# Thoughts on powerstrips?



## pafish (Jun 26, 2012)

Aquarium specific powerstrips? I'd like one with at least some of the outlets on a timer. Are there any that are clearly superior or that I should definitely avoid? Any specific recommendations would be great! 

Thanks!

pafish


----------



## Wacky (Apr 21, 2012)

Great question ..... I need about 6 or 7 of those myself ....... maybe someone will share their wisdom on the powerstrip ...... 

Thanks,
J.D.


----------



## zero (Mar 27, 2012)

what are they?! 

just googled them....extention leads there called here! i use them for all my tanks, not seen one with a timer but i dont see why you would need one?


----------



## holly12 (Apr 21, 2011)

I just use regular power strips (also good in case there is a power surge!) And also just buy timers and plug those into the strips.


----------



## Wacky (Apr 21, 2012)

Holly .... is that a DIY CO2 set between your tanks?


----------



## holly12 (Apr 21, 2011)

That it is Wacky. That it is. (I love your shrimp!)


----------



## Chrisfrey007 (Oct 5, 2011)

For those that do not know, timers are used for aquarium lighting mostly. The fish like to be kept on a good schedule. I think it is just one less thing for them to be stressed about. The other main reason for timers is for the lighting. Not only does it save you money on your electric bill but your plants also can get too much light. I forget the biology behind it but I think my plants grow the most at night time. 
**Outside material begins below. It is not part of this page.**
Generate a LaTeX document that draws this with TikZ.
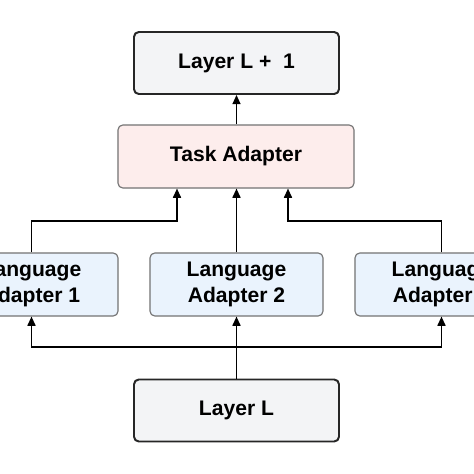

I've heard of people using Battery Backup devices in case the power goes out. I am strongly thinking of doing this myself. I have one power strip with programmable timer for daytime and night time plug ins but never use night time lights. 
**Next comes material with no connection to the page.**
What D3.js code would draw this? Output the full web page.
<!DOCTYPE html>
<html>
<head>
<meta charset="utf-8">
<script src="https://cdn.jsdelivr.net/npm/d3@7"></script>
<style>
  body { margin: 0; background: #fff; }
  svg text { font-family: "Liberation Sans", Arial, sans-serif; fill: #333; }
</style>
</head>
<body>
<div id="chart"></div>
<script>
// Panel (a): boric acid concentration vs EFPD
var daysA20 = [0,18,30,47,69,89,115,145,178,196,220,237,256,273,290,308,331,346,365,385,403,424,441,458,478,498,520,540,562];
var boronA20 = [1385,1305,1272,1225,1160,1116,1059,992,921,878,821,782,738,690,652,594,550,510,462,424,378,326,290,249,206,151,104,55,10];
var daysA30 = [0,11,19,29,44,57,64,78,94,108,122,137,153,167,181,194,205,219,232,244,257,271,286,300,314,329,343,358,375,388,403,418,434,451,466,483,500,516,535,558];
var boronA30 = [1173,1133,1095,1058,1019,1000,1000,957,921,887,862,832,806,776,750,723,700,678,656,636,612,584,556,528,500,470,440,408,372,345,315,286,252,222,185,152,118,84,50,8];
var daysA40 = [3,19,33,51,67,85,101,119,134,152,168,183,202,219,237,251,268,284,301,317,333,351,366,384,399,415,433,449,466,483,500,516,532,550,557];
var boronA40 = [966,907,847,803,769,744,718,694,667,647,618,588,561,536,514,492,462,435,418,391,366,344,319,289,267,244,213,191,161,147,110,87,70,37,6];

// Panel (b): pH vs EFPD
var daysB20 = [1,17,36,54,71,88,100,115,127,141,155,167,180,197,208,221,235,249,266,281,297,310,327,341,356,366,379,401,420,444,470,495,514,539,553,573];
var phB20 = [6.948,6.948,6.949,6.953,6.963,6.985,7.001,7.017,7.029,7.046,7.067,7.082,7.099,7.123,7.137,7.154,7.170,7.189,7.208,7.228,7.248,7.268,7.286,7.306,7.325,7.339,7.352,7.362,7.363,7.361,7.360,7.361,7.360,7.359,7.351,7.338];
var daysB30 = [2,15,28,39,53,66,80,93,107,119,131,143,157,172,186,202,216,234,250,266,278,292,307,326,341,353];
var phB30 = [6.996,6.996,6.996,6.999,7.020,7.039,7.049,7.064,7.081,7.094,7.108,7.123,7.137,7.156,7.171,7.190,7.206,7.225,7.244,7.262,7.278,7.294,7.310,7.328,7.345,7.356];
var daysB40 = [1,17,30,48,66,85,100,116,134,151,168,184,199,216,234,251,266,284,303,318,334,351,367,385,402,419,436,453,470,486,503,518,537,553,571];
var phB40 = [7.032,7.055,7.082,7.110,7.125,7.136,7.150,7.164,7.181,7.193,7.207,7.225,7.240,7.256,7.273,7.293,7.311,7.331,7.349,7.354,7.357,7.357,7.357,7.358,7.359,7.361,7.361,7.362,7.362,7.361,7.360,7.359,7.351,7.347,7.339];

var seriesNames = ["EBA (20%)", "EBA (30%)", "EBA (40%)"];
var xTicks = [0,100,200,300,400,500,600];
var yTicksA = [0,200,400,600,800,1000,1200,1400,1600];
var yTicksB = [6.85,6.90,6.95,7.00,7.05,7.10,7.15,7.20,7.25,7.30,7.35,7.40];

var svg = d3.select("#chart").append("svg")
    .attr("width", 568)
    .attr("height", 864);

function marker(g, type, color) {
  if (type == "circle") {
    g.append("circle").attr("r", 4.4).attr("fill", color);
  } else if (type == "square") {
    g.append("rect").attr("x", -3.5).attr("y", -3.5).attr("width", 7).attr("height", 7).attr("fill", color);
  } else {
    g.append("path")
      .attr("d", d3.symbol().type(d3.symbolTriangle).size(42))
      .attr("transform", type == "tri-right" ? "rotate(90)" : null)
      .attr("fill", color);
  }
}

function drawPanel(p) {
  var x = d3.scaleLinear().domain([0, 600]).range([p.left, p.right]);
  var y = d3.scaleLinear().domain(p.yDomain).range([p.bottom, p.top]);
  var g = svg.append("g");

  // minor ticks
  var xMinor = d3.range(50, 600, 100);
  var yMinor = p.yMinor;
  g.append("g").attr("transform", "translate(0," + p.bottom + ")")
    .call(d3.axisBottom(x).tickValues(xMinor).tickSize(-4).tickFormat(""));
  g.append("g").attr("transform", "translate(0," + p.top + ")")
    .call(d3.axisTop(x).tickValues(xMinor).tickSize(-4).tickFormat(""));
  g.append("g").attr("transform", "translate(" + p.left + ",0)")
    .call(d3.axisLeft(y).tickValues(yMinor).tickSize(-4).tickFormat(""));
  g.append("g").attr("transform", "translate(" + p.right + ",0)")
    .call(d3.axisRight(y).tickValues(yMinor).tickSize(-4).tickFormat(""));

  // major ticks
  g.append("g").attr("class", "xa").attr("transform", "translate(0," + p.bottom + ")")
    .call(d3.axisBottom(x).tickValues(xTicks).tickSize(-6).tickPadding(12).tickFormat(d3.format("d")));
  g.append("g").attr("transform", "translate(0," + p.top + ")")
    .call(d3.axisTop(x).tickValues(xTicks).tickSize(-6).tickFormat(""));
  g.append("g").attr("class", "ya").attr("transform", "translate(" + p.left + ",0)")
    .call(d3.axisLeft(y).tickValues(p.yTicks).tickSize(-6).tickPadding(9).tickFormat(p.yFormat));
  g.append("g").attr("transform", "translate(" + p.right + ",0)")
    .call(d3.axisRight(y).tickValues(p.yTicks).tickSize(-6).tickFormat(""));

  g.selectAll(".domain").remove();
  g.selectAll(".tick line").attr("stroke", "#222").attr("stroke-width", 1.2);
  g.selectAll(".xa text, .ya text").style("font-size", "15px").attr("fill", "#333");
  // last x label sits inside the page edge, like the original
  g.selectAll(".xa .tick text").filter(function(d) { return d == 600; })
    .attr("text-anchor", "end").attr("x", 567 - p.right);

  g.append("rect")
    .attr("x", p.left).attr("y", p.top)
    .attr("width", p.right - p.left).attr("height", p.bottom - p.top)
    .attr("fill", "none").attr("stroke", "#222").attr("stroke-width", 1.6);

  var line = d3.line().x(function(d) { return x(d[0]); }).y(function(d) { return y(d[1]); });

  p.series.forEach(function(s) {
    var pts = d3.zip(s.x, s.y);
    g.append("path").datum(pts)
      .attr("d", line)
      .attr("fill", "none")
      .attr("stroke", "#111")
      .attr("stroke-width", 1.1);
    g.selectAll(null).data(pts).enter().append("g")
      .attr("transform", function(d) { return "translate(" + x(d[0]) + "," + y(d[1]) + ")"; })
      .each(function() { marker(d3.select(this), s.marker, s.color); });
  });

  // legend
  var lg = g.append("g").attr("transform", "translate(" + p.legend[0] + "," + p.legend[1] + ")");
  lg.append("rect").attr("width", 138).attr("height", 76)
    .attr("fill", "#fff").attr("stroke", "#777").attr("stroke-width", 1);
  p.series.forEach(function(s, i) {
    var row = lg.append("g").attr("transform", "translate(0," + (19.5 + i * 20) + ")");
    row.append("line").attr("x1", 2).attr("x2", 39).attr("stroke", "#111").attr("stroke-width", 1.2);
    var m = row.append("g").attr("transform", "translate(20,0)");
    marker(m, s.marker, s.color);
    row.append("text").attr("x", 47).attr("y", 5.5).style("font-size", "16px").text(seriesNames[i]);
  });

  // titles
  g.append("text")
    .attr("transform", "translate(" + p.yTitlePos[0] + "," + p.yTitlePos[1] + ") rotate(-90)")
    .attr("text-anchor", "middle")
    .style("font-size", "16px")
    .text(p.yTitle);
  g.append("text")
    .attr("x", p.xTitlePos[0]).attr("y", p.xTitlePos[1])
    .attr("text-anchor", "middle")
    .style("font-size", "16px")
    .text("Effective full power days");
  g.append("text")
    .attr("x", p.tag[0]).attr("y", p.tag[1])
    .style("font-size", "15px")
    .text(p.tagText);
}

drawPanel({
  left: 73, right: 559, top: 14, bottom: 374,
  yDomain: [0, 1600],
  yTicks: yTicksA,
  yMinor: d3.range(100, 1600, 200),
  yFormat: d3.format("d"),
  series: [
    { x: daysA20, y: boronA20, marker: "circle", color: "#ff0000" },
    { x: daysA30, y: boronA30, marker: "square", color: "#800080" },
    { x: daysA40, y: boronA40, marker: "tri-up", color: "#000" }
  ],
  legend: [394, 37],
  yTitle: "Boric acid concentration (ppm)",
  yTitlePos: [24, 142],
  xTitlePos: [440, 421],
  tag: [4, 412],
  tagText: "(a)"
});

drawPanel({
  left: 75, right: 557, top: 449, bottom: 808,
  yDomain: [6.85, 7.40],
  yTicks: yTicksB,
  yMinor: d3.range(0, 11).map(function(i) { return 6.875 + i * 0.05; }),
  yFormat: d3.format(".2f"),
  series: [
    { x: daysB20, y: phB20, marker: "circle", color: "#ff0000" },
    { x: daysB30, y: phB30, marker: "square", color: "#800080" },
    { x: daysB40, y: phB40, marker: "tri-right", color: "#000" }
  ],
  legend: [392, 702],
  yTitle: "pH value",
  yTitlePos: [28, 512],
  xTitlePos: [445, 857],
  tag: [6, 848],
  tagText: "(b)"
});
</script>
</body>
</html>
I strongly recommend NOT wasting your money on them because they are a pain to program. Every time the power goes out I spend 10 minutes reprogramming my timer.
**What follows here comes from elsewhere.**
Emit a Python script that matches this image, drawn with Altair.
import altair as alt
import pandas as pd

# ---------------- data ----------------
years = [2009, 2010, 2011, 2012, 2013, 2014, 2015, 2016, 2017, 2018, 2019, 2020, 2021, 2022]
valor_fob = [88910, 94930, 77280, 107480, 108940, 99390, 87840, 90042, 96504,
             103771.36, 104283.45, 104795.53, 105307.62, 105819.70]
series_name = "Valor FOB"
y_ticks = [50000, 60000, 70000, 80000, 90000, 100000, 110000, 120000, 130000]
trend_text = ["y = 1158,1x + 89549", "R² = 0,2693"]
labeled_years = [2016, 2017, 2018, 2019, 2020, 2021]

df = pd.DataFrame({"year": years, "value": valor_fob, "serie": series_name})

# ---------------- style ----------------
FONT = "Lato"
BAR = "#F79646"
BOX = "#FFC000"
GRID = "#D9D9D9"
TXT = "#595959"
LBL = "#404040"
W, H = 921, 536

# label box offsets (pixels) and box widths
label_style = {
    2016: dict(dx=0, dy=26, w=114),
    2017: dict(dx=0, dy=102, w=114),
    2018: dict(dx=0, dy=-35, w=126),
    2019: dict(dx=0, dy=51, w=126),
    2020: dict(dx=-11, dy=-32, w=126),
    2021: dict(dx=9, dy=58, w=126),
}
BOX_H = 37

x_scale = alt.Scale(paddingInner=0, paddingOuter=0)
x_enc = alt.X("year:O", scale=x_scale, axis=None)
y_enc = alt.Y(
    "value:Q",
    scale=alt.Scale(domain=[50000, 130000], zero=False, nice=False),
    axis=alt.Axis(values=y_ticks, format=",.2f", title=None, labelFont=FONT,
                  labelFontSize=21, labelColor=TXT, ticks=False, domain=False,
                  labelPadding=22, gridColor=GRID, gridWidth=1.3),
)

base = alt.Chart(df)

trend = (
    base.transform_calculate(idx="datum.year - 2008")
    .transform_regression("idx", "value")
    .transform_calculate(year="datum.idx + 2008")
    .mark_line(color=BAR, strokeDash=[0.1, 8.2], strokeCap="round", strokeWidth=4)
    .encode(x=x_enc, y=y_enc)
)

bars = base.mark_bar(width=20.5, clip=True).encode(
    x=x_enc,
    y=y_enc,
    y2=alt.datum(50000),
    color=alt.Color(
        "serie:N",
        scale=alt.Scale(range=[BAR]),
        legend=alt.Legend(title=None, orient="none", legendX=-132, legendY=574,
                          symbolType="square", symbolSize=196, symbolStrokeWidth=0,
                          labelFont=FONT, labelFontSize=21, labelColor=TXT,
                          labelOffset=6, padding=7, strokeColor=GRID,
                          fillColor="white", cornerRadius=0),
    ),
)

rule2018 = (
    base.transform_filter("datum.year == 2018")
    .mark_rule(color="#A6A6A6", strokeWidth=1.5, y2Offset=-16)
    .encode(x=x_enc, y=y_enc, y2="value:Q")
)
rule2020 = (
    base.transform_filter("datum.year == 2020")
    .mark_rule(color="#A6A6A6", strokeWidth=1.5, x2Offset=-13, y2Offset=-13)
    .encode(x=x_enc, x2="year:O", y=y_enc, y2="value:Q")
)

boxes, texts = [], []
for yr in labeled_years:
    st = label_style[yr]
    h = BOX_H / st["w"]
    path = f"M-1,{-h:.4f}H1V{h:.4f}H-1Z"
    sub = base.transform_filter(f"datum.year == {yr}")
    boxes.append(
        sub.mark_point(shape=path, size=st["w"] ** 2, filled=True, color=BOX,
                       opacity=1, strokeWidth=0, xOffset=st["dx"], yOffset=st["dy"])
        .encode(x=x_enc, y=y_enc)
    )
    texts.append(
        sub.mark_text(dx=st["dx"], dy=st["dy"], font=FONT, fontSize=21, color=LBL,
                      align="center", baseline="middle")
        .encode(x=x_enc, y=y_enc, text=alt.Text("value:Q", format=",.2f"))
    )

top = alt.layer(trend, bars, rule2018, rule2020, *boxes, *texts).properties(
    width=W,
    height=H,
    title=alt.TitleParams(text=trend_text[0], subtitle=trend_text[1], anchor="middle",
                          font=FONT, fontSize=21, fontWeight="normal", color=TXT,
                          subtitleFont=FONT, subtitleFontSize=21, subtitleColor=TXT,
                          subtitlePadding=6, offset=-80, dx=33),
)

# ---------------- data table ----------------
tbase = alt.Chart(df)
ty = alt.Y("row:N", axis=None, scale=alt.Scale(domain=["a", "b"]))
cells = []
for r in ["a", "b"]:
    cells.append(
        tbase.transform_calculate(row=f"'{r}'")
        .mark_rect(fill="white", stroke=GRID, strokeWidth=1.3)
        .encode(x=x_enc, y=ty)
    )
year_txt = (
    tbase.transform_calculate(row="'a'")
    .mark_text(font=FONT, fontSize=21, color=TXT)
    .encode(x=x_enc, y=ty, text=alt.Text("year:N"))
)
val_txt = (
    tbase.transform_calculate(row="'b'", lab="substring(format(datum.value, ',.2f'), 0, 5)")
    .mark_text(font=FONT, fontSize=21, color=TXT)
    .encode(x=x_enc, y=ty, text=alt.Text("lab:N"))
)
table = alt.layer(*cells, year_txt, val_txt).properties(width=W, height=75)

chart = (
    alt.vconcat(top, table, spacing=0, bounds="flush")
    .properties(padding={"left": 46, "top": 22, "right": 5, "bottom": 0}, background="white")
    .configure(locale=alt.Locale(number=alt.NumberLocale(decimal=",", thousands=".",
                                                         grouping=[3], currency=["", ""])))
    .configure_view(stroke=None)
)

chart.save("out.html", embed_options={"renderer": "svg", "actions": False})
I like the manual dial timer that I got at Walmart the best believe it or not.


----------



## Rob72 (Apr 2, 2011)

i have power stips from lowes, homedept, wal mart same ones at each place on all my tanks, lights, c02 is on one and filters and heater is on a seperate on, plus during storms if you hav a powersurge it helps protect your equipment


----------



## zero (Mar 27, 2012)

so glad i never have to deal with power surges or outages!


----------



## Wacky (Apr 21, 2012)

Holly ... how do you like the DIY CO2? I thought about trying it ..... how often do you have to recharge the reactor? Oh, and thanks .... I am loving the shrimp ..... right now I only have Red Cherry and Yellow ..... but my wife and I have fallen in love with these little guys and girls!!!


----------